Hi everyone, I’m in the process of ordering a valley pan from Butler performance for my 66 GTO. It’s going on a ‘73 400 with a tripower intake and carb set up. Butler sells both a factory style and low profile style PCV valve. My question is will I benefit from a low profile pcv valve or is the factory height one better?
Checking to see if anyone has any experience with this comparison.

As always any feedback is greatly appreciated.









I 


Sent from my iPhone using Tapatalk


----------



## 66CHEEVO (Jan 24, 2021)

Sorry one more question. Or, would I use the straight up and down pcv valve?


Sent from my iPhone using Tapatalk


----------



## Lemans guy (Oct 14, 2014)

You would benefit most, and so would your engine with an ME Wagner dual flow, adjustable to your engine PCV valve. Go to ME Wagner site review the data and video’s the Wagner valve will pull a vacumn 99% of the time on your crankcase. That removes blow by gases, crud, contaminated oil and condensation. Those others 30% of the time if you are lucky.

Takes the crankcase pressure out, reduces it to 1 to 3 Hg…..can’t be beat! Many threads here on PCV valves


----------



## Lemans guy (Oct 14, 2014)

PS critical for the Wagner is a “Baffled” valley pan like the original. If it is not well baffled the Wagner is so efficient it pulls too much oil out of the crankcase.


----------



## 66CHEEVO (Jan 24, 2021)

Thank you Lemans guy


Sent from my iPhone using Tapatalk


----------



## 66CHEEVO (Jan 24, 2021)

Lemans guy, looks like the valley pan I ordered from Butler isn’t baffled; however they advised it’s double walled and an enclosed area in the center acting like a baffle. Do you think this will suffice for the pcv valve you recommend or will still suck up too much oil?

Thank you


Sent from my iPhone using Tapatalk


----------



## Lemans guy (Oct 14, 2014)

Double walled and an enclosed area in the center sounds like a baffle. That is what the original one is. Now there is an aftermarket pan that just has a sliver of metal across the bottom of the PCV hole. Which is not as good.

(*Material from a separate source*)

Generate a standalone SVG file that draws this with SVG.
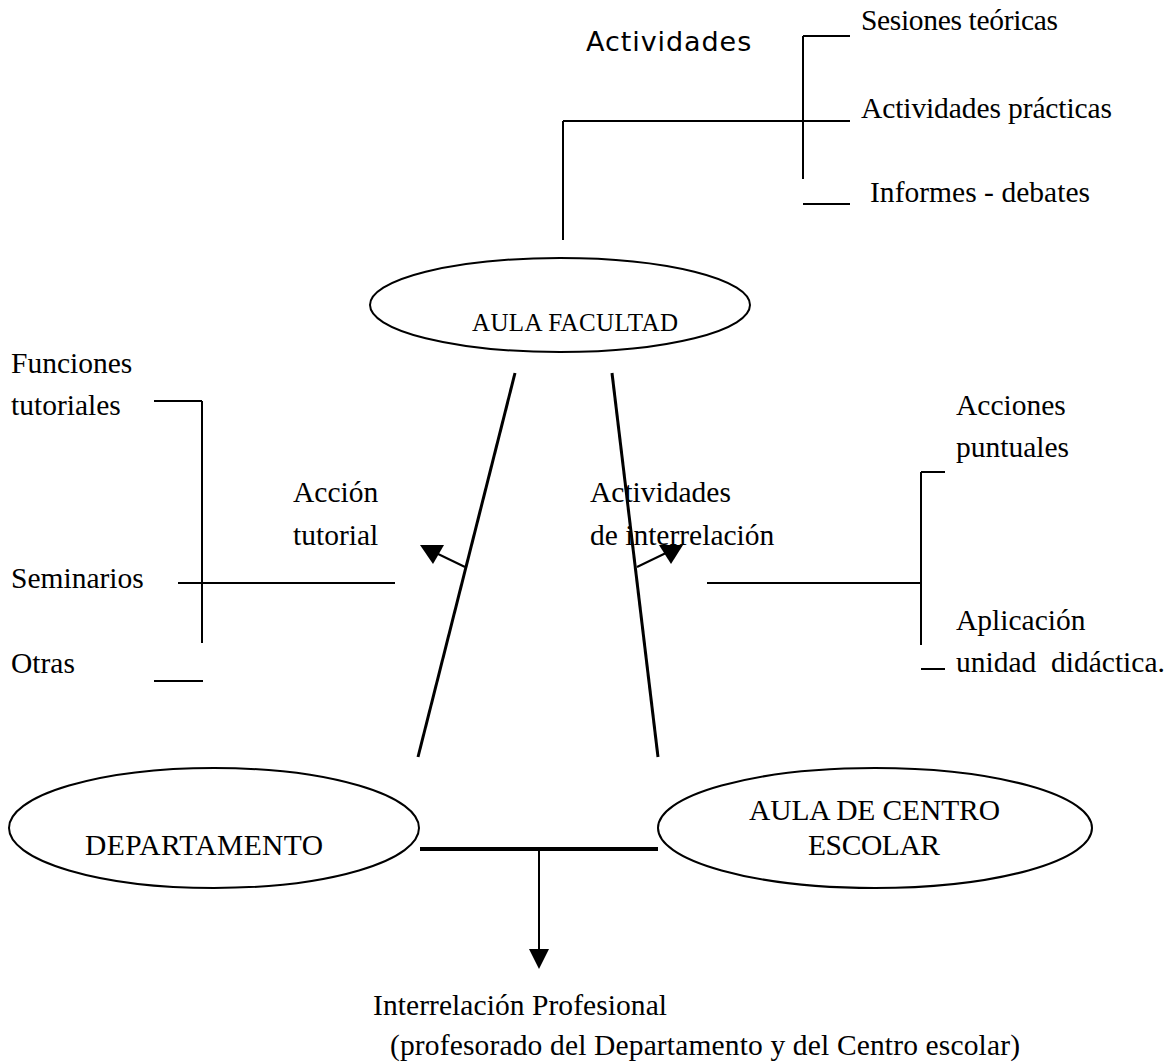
<svg xmlns="http://www.w3.org/2000/svg" width="1175" height="1063" viewBox="0 0 1175 1063">
<defs>
<style>
.t{font-family:"Liberation Serif","Times New Roman",serif;font-size:29.5px;fill:#000}
.ts{font-family:"DejaVu Sans",Verdana,sans-serif;font-size:27px;fill:#000;letter-spacing:0.8px}
.l{stroke:#000;stroke-width:2;fill:none}
.v{stroke:#000;stroke-width:3;fill:none}
.e{stroke:#000;stroke-width:2;fill:#fff}
.ah{fill:#000;stroke:none}
</style>
</defs>
<rect width="1175" height="1063" fill="#fff"/>
<g id="connectors">
<line class="l" x1="563" y1="240" x2="563" y2="121"/>
<line class="l" x1="563" y1="121" x2="850" y2="121"/>
<line class="l" x1="803" y1="36" x2="803" y2="179"/>
<line class="l" x1="803" y1="36" x2="850" y2="36"/>
<line class="l" x1="803" y1="204" x2="850" y2="204"/>
<line class="l" x1="154" y1="401" x2="202" y2="401"/>
<line class="l" x1="202" y1="401" x2="202" y2="643"/>
<line class="l" x1="178" y1="583" x2="395" y2="583"/>
<line class="l" x1="154" y1="681" x2="203" y2="681"/>
<line class="v" x1="515" y1="373" x2="418" y2="757"/>
<line class="v" x1="612" y1="373" x2="658" y2="757"/>
<line class="l" x1="465" y1="567" x2="434" y2="552"/>
<polygon class="ah" points="420,545 444,545 433,564"/>
<line class="l" x1="637" y1="567" x2="668" y2="552"/>
<polygon class="ah" points="659,545 683,545 671,564"/>
<line class="l" x1="707" y1="583" x2="921" y2="583"/>
<line class="l" x1="921" y1="472" x2="921" y2="645"/>
<line class="l" x1="921" y1="472" x2="945" y2="472"/>
<line class="l" x1="921" y1="669" x2="945" y2="669"/>
<line stroke="#000" stroke-width="4" x1="420" y1="849" x2="658" y2="849"/>
<line class="l" x1="539" y1="849" x2="539" y2="950"/>
<polygon class="ah" points="529,949 549,949 539,969"/>
</g>
<g id="n-actividades"><text class="ts" x="586" y="51" textLength="166">Actividades</text></g>
<g id="n-sesiones"><text class="t" x="861" y="30" textLength="197">Sesiones teóricas</text></g>
<g id="n-practicas"><text class="t" x="861" y="118" textLength="251">Actividades prácticas</text></g>
<g id="n-informes"><text class="t" x="870" y="202" textLength="220">Informes - debates</text></g>
<g id="n-aula-facultad">
<ellipse class="e" cx="560" cy="305" rx="190" ry="47"/>
<text x="472" y="331" class="t" style="font-size:25px" textLength="206">AULA FACULTAD</text>
</g>
<g id="n-funciones"><text class="t" x="11" y="373">Funciones</text><text class="t" x="11" y="415">tutoriales</text></g>
<g id="n-seminarios"><text class="t" x="11" y="588">Seminarios</text></g>
<g id="n-otras"><text class="t" x="11" y="673">Otras</text></g>
<g id="n-accion"><text class="t" x="293" y="502">Acción</text><text class="t" x="293" y="545">tutorial</text></g>
<g id="n-interrel"><text class="t" x="590" y="502">Actividades</text><text class="t" x="590" y="545">de interrelación</text></g>
<g id="n-acciones"><text class="t" x="956" y="415">Acciones</text><text class="t" x="956" y="457">puntuales</text></g>
<g id="n-aplicacion"><text class="t" x="956" y="630">Aplicación</text><text class="t" x="956" y="672" xml:space="preserve">unidad  didáctica.</text></g>
<g id="n-departamento">
<ellipse class="e" cx="214" cy="828" rx="205" ry="60"/>
<text class="t" x="85" y="855" textLength="238">DEPARTAMENTO</text>
</g>
<g id="n-aula-centro">
<ellipse class="e" cx="875" cy="828" rx="217" ry="60"/>
<text class="t" x="749" y="820" textLength="251">AULA DE CENTRO</text>
<text class="t" x="808" y="855" textLength="132">ESCOLAR</text>
</g>
<g id="n-interrelacion-prof">
<text class="t" x="373" y="1015" textLength="294">Interrelación Profesional</text>
<text class="t" x="390" y="1055" textLength="630">(profesorado del Departamento y del Centro escolar)</text>
</g>
</svg>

Call and talk to Gene Wagner they are vary nice and helpful and will even let you try it for 30 days to see how it does. If you can look into the PCV hole right down on the cam and lifters it will suck too much,but if you are looking to some area that is blocking the hole sufficiently that is baffled to some degree.

My valley pan is not baffled so I just run a baffled Valve cover and put the PCV in there and a breather in the other valve cover. I use the PCV hole as an oil fill.


----------



## Baaad65 (Aug 29, 2019)

Lemans guy said:


> Double walled and an enclosed area in the center sounds like a baffle. That is what the original one is. Now there is an aftermarket pan that just has a sliver of metal across the bottom of the PCV hole. Which is not as good.
> 
> Call and talk to Gene Wagner they are vary nice and helpful and will even let you try it for 30 days to see how it does. If you can look into the PCV hole right down on the cam and lifters it will suck too much,but if you are looking to some area that is blocking the hole sufficiently that is baffled to some degree.
> 
> My valley pan is not baffled so I just run a baffled Valve cover and put the PCV in there and a breather in the other valve cover. I use the PCV hole as an oil fill.

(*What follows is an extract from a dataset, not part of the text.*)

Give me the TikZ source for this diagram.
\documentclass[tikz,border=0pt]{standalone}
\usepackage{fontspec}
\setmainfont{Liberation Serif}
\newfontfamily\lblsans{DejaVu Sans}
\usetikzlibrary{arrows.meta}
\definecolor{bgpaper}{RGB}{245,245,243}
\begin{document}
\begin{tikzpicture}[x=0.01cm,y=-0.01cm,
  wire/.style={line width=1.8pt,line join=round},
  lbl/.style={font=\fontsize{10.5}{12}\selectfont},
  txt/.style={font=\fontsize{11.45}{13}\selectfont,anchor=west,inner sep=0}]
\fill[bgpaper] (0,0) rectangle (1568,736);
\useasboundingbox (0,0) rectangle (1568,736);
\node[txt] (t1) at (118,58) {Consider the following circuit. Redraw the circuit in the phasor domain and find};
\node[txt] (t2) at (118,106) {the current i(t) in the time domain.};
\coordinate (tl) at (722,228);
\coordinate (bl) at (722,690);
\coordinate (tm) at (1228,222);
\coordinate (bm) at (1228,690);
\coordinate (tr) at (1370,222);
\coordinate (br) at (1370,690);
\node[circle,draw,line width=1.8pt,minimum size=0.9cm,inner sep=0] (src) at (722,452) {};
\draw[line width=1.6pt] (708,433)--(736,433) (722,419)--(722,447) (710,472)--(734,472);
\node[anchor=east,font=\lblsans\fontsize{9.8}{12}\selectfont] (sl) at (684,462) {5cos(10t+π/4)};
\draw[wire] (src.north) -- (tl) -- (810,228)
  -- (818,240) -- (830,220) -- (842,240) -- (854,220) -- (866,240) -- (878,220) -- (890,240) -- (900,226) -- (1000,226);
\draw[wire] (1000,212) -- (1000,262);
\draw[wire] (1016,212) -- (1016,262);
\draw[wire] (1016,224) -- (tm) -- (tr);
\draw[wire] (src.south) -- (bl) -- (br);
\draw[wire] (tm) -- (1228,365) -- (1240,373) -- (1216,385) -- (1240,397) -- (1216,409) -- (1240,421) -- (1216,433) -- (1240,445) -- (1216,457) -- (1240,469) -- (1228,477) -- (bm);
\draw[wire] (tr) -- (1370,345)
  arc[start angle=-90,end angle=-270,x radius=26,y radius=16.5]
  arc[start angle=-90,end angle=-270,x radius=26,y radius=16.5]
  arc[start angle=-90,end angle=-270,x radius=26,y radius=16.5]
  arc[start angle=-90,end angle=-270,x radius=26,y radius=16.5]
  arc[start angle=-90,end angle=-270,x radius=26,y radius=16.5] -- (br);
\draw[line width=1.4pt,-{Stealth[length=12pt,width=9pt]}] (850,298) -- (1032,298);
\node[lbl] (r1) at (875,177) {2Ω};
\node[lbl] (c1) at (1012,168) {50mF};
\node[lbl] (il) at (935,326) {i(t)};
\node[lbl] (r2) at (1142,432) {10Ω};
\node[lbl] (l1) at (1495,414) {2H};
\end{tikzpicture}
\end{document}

I second that, Gene and his son were great to talk to when I was having trouble with my dipstick popping out...get the ME valve 👍


----------



## Baaad65 (Aug 29, 2019)

...and make sure you have really good flowing breathers, one in each valve cover it's key to keep pressure down, keeping your rear seal from leaking 👍


----------



## 67ventwindow (Mar 3, 2020)

Baaad65 said:


> ...and make sure you have really good flowing breathers, one in each valve cover it's key to keep pressure down, keeping your rear seal from leaking 👍


 pic?


----------



## Baaad65 (Aug 29, 2019)

67ventwindow said:


> pic?
> Hasn't everyone seen enough pictures of my breathers, I don't want to upset army 😉


----------